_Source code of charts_
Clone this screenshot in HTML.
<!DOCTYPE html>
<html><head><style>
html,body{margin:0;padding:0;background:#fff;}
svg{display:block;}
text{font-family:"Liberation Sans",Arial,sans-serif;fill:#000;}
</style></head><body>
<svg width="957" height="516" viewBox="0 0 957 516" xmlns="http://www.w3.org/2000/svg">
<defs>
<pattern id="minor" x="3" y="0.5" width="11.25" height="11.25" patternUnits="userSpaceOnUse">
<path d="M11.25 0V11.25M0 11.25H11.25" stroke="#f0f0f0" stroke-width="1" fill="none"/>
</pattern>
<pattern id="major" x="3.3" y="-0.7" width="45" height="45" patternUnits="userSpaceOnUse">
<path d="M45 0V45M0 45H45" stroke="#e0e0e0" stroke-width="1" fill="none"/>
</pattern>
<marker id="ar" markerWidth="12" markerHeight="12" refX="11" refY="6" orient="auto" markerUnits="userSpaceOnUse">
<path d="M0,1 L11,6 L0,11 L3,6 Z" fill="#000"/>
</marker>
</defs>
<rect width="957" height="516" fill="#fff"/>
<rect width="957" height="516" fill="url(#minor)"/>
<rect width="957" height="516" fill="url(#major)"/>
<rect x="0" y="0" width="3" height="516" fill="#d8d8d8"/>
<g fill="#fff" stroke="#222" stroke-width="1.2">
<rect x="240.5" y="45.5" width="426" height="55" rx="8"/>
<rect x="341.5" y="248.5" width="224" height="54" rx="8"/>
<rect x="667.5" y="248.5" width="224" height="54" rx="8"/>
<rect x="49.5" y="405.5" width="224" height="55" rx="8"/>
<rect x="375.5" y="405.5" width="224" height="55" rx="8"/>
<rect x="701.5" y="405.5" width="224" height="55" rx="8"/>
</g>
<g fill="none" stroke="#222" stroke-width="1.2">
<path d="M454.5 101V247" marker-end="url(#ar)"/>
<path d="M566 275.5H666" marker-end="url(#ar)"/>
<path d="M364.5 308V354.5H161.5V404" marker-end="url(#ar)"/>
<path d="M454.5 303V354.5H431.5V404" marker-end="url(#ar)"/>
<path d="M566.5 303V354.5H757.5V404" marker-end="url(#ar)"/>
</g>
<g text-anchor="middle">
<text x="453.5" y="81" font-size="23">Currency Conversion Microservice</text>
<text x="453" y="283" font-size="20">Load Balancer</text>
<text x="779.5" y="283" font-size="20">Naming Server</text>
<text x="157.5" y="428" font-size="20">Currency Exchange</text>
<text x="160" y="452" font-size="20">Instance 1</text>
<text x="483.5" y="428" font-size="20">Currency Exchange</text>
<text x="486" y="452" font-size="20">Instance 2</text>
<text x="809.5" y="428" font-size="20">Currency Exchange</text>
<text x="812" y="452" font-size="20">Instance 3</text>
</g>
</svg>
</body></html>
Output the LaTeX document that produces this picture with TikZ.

_Task statement_
For the data above, state only how many lines include the word "this".

_Solution to the problem_
2